How Table 6 supports quality assurance decisions

Beyond classrooms, percent by mass tables support go or no go decisions. If a specification says a cleaning concentrate must be 5.0% to 5.5% active ingredient by mass, your table is evidence of compliance. If results fall outside limits, you can use reverse calculations to adjust batch mass and rework material. In environmental workflows, mass based concentration helps translate sampling data into consistent load estimates. In food manufacturing, it supports formulation consistency and moisture control. In each case, the value of Table 6 is not just arithmetic, it is traceable decision support.

Recommended references for rigorous, source backed work

Use trusted scientific references when citing concentration methods, units, and real world datasets. The following sources are credible and directly useful for Table 6 contexts:

• NIST SI Units guidance (.gov) for unit consistency and reporting standards.
• NOAA ocean salinity overview (.gov) for practical mass based salinity interpretation.
• USDA FoodData Central (.gov) for grams per 100 g composition data that map directly to mass percent.

Final takeaways for a high scoring Table 6

If you want your Table 6 to look expert level, focus on four things: correct formula, consistent units, transparent steps, and sensible reporting precision. Include enough structure for someone else to reproduce each result without guessing. Use reverse calculations when formulation targets are given. Add brief notes for anomalies. Then validate with a quick chart, which immediately shows whether the solute fraction looks realistic across trials. This combination of numerical accuracy and communication quality is what separates basic submissions from professional analytical work.

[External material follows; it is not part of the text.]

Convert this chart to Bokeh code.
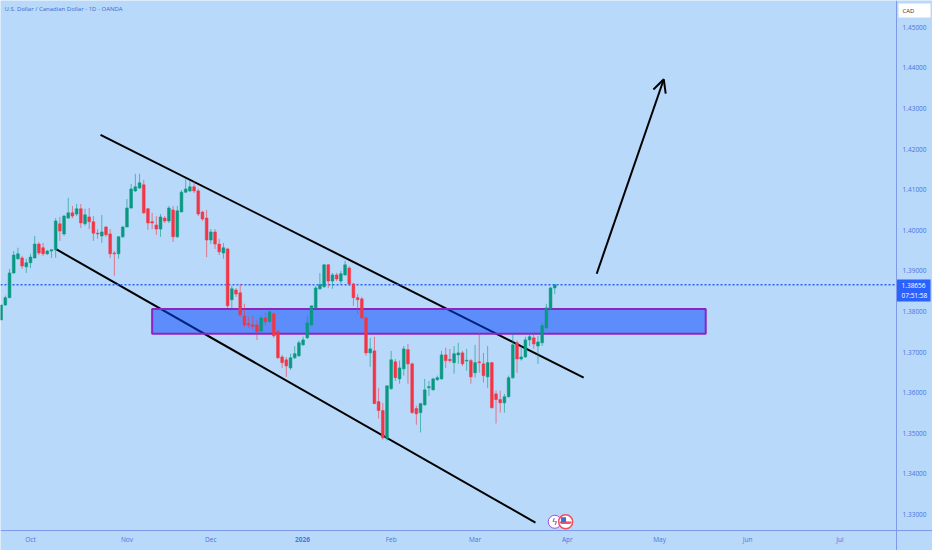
from bokeh.plotting import figure
from bokeh.models import (ColumnDataSource, LinearAxis, FixedTicker, NumeralTickFormatter,
                          Arrow, OpenHead, Label)
from bokeh.core.properties import value
from bokeh.embed import file_html
from bokeh.resources import INLINE

FIRST_BAR = -7
opens = [1.3779,1.3816,1.3834,1.3895,1.3930,1.3932,1.3910,1.3920,1.3932,1.3966,1.3957,1.3942,1.3949,1.3952,1.4016,1.3991,1.4030,1.4043,1.4040,1.4053,1.4016,1.4033,1.4021,1.3993,1.3986,1.4008,1.3991,1.3944,1.3942,1.3984,1.4008,1.4055,1.4097,1.4104,1.4112,1.4053,1.4021,1.4013,1.4003,1.4030,1.4023,1.4050,1.3984,1.4045,1.4094,1.4097,1.4107,1.4097,1.4045,1.4030,1.3976,1.3996,1.3966,1.3944,1.3954,1.3829,1.3853,1.3846,1.3789,1.3770,1.3767,1.3767,1.3752,1.3784,1.3775,1.3794,1.3750,1.3688,1.3681,1.3661,1.3686,1.3691,1.3718,1.3735,1.3767,1.3809,1.3856,1.3861,1.3915,1.3875,1.3890,1.3875,1.3890,1.3907,1.3868,1.3834,1.3831,1.3784,1.3698,1.3703,1.3578,1.3556,1.3487,1.3610,1.3676,1.3634,1.3659,1.3706,1.3671,1.3561,1.3551,1.3570,1.3612,1.3607,1.3632,1.3634,1.3693,1.3682,1.3674,1.3693,1.3698,1.3678,1.3679,1.3649,1.3676,1.3671,1.3639,1.3674,1.3597,1.3583,1.3575,1.3590,1.3637,1.3723,1.3683,1.3688,1.3730,1.3735,1.3715,1.3723,1.3760,1.3807,1.3858]
highs = [1.3816,1.3839,1.3905,1.3949,1.3957,1.3937,1.3930,1.3942,1.3986,1.3971,1.3969,1.3952,1.3954,1.4030,1.4033,1.4038,1.4080,1.4060,1.4065,1.4065,1.4053,1.4055,1.4035,1.4003,1.4038,1.4011,1.4003,1.3949,1.3986,1.4011,1.4077,1.4114,1.4139,1.4139,1.4124,1.4055,1.4043,1.4035,1.4040,1.4035,1.4060,1.4060,1.4060,1.4099,1.4126,1.4121,1.4121,1.4102,1.4048,1.4050,1.4003,1.4003,1.3979,1.3969,1.3957,1.3863,1.3858,1.3868,1.3819,1.3787,1.3789,1.3779,1.3789,1.3797,1.3802,1.3799,1.3755,1.3693,1.3688,1.3696,1.3715,1.3728,1.3738,1.3789,1.3814,1.3863,1.3895,1.3917,1.3917,1.3895,1.3895,1.3900,1.3925,1.3912,1.3870,1.3843,1.3836,1.3787,1.3735,1.3738,1.3612,1.3575,1.3617,1.3703,1.3683,1.3679,1.3715,1.3720,1.3674,1.3568,1.3575,1.3634,1.3629,1.3637,1.3642,1.3703,1.3711,1.3708,1.3715,1.3723,1.3703,1.3708,1.3683,1.3718,1.3747,1.3698,1.3715,1.3676,1.3605,1.3605,1.3597,1.3642,1.3745,1.3728,1.3715,1.3738,1.3747,1.3745,1.3740,1.3772,1.3819,1.3861,1.3868]
lows = [1.3779,1.3814,1.3834,1.3893,1.3927,1.3905,1.3895,1.3907,1.3930,1.3939,1.3937,1.3939,1.3932,1.3932,1.3974,1.3986,1.4028,1.4030,1.4035,1.4006,1.4011,1.4003,1.3974,1.3979,1.3969,1.3984,1.3932,1.3888,1.3930,1.3981,1.4008,1.4053,1.4094,1.4102,1.4040,1.4001,1.4003,1.3989,1.3984,1.4018,1.4018,1.3971,1.3981,1.4045,1.4092,1.4094,1.4092,1.4035,1.4023,1.3934,1.3966,1.3954,1.3939,1.3930,1.3809,1.3807,1.3836,1.3787,1.3762,1.3760,1.3755,1.3730,1.3750,1.3765,1.3772,1.3735,1.3683,1.3661,1.3639,1.3656,1.3683,1.3688,1.3715,1.3733,1.3765,1.3807,1.3853,1.3858,1.3858,1.3856,1.3875,1.3868,1.3888,1.3863,1.3814,1.3794,1.3782,1.3691,1.3664,1.3573,1.3536,1.3484,1.3482,1.3607,1.3629,1.3622,1.3642,1.3622,1.3548,1.3521,1.3502,1.3568,1.3592,1.3605,1.3629,1.3632,1.3661,1.3674,1.3647,1.3671,1.3666,1.3654,1.3622,1.3637,1.3649,1.3625,1.3612,1.3561,1.3524,1.3551,1.3551,1.3588,1.3634,1.3649,1.3679,1.3686,1.3715,1.3708,1.3671,1.3715,1.3757,1.3804,1.3843]
closes = [1.3816,1.3834,1.3895,1.3939,1.3942,1.3912,1.3920,1.3934,1.3966,1.3944,1.3942,1.3949,1.3952,1.4023,1.3998,1.4035,1.4043,1.4035,1.4053,1.4018,1.4038,1.4021,1.3993,1.3991,1.3996,1.3989,1.3942,1.3942,1.3984,1.4008,1.4055,1.4102,1.4107,1.4117,1.4043,1.4018,1.4018,1.4003,1.4033,1.4023,1.4055,1.3984,1.4048,1.4094,1.4102,1.4107,1.4097,1.4040,1.4028,1.3976,1.3996,1.3966,1.3947,1.3957,1.3814,1.3856,1.3843,1.3792,1.3767,1.3767,1.3763,1.3750,1.3784,1.3775,1.3799,1.3740,1.3686,1.3674,1.3666,1.3686,1.3696,1.3723,1.3730,1.3772,1.3814,1.3858,1.3866,1.3915,1.3875,1.3890,1.3880,1.3893,1.3915,1.3868,1.3834,1.3829,1.3784,1.3698,1.3708,1.3573,1.3556,1.3489,1.3617,1.3681,1.3637,1.3661,1.3708,1.3671,1.3551,1.3548,1.3573,1.3607,1.3615,1.3634,1.3637,1.3693,1.3679,1.3679,1.3696,1.3698,1.3671,1.3680,1.3639,1.3674,1.3674,1.3642,1.3674,1.3563,1.3583,1.3575,1.3590,1.3637,1.3718,1.3683,1.3688,1.3730,1.3738,1.3720,1.3725,1.3765,1.3809,1.3858,1.38656]

price_ticks = [1.33,1.34,1.35,1.36,1.37,1.38,1.39,1.40,1.41,1.42,1.43,1.44,1.45]
month_bars = [0,23,43,65,86,106,128,150,171,193]
month_labels = ["Oct","Nov","Dec","","Feb","Mar","Apr","May","Jun","Jul"]
year_label = "2026"
last_price = 1.38656
countdown = "07:51:58"
title_text = "U.S. Dollar / Canadian Dollar - 1D - OANDA"
currency = "CAD"

upper_x, upper_y = [16.7, 131.9], [1.4235, 1.3637]
lower_x, lower_y = [6.0, 120.4], [1.3954, 1.3280]
zone_x0, zone_x1, zone_top, zone_bottom = 29.0, 161.0, 1.3806, 1.3745
arrow_x, arrow_y = [135.0, 151.0], [1.3893, 1.4372]
event_x, event_y = [125.0, 127.6], [1.3282, 1.3282]

BG = "#b9d9fa"
UP, DOWN = "#089981", "#f23645"
AXIS = "#7d9bea"
TEXT = "#4a74e0"
BLUE = "#2962ff"
FONT = "Open Sans"

X0, X1, Y0, Y1 = -7.153, 215.07, 1.32113, 1.4566
AXIS_X, AXIS_Y = 206.5, 1.32606

bars = list(range(FIRST_BAR, FIRST_BAR + len(opens)))
colors = [UP if c >= o else DOWN for o, c in zip(opens, closes)]
src = ColumnDataSource(dict(x=bars, o=opens, h=highs, l=lows, c=closes, color=colors))

p = figure(width=932, height=550, output_backend="svg", toolbar_location=None,
           x_range=(X0, X1), y_range=(Y0, Y1),
           x_axis_location=None, y_axis_location=None,
           min_border_left=0, min_border_top=0, min_border_right=0, min_border_bottom=0,
           background_fill_color=BG, border_fill_color=BG, outline_line_color=None)
p.grid.visible = False

yaxis = LinearAxis(ticker=FixedTicker(ticks=price_ticks), fixed_location=AXIS_X,
                   formatter=NumeralTickFormatter(format="0.00000"))
xaxis = LinearAxis(ticker=FixedTicker(ticks=month_bars), fixed_location=AXIS_Y,
                   major_label_overrides=dict(zip(month_bars, month_labels)))
for ax, st in ((yaxis, 6), (xaxis, 5)):
    ax.axis_line_color = AXIS
    ax.axis_line_width = 1
    ax.major_tick_line_color = None
    ax.minor_tick_line_color = None
    ax.major_tick_out = 0
    ax.major_tick_in = 0
    ax.major_label_text_color = TEXT
    ax.major_label_text_font = FONT
    ax.major_label_text_font_size = "6.5px"
    ax.major_label_standoff = st
p.add_layout(yaxis, "right")
p.add_layout(xaxis, "below")

p.line(upper_x, upper_y, line_color="black", line_width=2)
p.line(lower_x, lower_y, line_color="black", line_width=2)

p.quad(left=[zone_x0], right=[zone_x1], top=[zone_top], bottom=[zone_bottom],
       fill_color="#0041fa", fill_alpha=0.5, line_color="#8e24c0", line_width=2)

p.line([X0, AXIS_X], [last_price, last_price], line_color=BLUE, line_width=1.5, line_dash="2 2")

p.segment("x", "h", "x", "l", source=src, line_color="color", line_width=1, line_alpha=0.6)
p.vbar("x", 0.66, "o", "c", source=src, fill_color="color", line_color="color", line_width=0.5)

p.add_layout(Arrow(end=OpenHead(size=13, line_color="black", line_width=2),
                   x_start=arrow_x[0], y_start=arrow_y[0], x_end=arrow_x[1], y_end=arrow_y[1],
                   line_color="black", line_width=2))

p.scatter(event_x[:1], event_y[:1], size=13, fill_color="white", line_color="#a050d8", line_width=1)
p.text(event_x[:1], event_y[:1], text=["ϟ"], text_color="#8e24c0", text_font_size="9px",
       text_align="center", text_baseline="middle", text_font=value("DejaVu Sans"))
p.scatter(event_x[1:], event_y[1:], size=14, fill_color="white", line_color="#f05060", line_width=1.5)
p.scatter(event_x[1:], [event_y[1] - 0.00035], marker="dash", size=10, line_color="#f05060", line_width=1.5)
p.scatter(event_x[1:], [event_y[1] - 0.0001], marker="dash", size=12, line_color="#f05060", line_width=1.5)
p.scatter([event_x[1] - 0.5], [event_y[1] + 0.0005], marker="square", size=5,
          fill_color="#3b6fd8", line_color=None)

# boxes behind the currency and the last-price label on the price scale
p.quad(left=[206.96], right=[214.6], top=[1.45586], bottom=[1.45241], fill_color="white", line_color=None)
p.quad(left=[AXIS_X], right=[214.6], top=[1.38788], bottom=[1.38246], fill_color=BLUE, line_color=None)

p.add_layout(Label(x=4, y=8, x_units="canvas", y_units="canvas", text=title_text, text_color="#3f68d0",
                   text_font=FONT, text_font_size="6px", text_baseline="middle"))
p.add_layout(Label(x=302, y=539, x_units="canvas", y_units="canvas", text=year_label, text_color=TEXT,
                   text_font=FONT, text_font_size="6.5px", text_font_style="bold", text_align="center",
                   text_baseline="middle"))
p.add_layout(Label(x=902, y=10, x_units="canvas", y_units="canvas", text=currency, text_color="#333333",
                   text_font=FONT, text_font_size="6px", text_baseline="middle"))
p.add_layout(Label(x=901, y=285, x_units="canvas", y_units="canvas", text="%.5f" % last_price,
                   text_color="white", text_font=FONT, text_font_size="6.5px", text_baseline="middle"))
p.add_layout(Label(x=901, y=295, x_units="canvas", y_units="canvas", text=countdown,
                   text_color="white", text_font=FONT, text_font_size="6.5px", text_baseline="middle"))

open("out.html", "w").write(file_html(p, INLINE))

When used carefully, percent by mass is one of the clearest and most dependable ways to describe composition. Whether you are preparing a classroom report, training new technicians, or documenting batch quality, the same principles apply. Measure carefully, calculate consistently, and present results in a way that is auditable. That is exactly what a strong “Table 6. Calculations for Percent by Mass” is designed to do.